- [What this task involves]: Repeat exactly the lines from the line with "What seaborn and" to the line with "plt.rcParams['font.family'] = ['Liberation", including both, and leave out any pictures.

- [Exercise material]:
******
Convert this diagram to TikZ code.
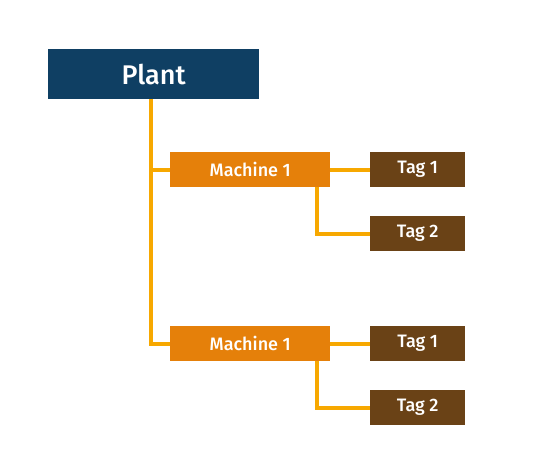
******
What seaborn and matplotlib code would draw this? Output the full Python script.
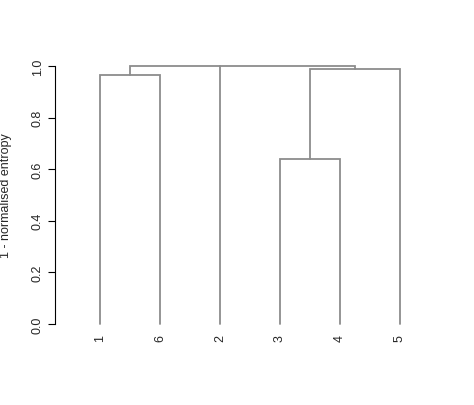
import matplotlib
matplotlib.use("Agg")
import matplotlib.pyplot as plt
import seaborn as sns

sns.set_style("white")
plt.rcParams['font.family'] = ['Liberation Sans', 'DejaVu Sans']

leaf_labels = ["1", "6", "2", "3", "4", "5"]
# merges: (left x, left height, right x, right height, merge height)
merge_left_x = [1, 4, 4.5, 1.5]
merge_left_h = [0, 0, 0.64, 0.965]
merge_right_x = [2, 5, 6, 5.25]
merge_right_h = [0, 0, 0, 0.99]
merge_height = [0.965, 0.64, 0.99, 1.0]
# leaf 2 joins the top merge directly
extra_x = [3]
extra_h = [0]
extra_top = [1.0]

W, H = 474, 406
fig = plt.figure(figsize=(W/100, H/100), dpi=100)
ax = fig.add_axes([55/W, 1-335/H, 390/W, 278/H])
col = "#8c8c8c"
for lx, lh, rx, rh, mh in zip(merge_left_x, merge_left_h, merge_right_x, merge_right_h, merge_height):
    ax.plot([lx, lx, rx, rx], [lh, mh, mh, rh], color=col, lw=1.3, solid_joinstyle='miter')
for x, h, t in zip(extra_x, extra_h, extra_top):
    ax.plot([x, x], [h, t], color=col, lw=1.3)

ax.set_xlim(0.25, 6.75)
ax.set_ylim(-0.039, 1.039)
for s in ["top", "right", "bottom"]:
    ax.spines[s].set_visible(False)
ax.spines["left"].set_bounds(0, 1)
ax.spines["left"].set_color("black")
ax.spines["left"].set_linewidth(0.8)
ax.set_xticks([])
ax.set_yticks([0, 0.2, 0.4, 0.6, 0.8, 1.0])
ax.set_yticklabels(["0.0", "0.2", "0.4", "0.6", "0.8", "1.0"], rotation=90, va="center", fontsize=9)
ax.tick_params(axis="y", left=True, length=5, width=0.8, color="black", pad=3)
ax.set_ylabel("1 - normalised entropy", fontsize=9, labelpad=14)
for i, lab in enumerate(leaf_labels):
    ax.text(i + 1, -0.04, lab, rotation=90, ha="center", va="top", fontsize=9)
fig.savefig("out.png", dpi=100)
******
- [Output below]:
What seaborn and matplotlib code would draw this? Output the full Python script.
import matplotlib
matplotlib.use("Agg")
import matplotlib.pyplot as plt
import seaborn as sns

sns.set_style("white")
plt.rcParams['font.family'] = ['Liberation Sans', 'DejaVu Sans']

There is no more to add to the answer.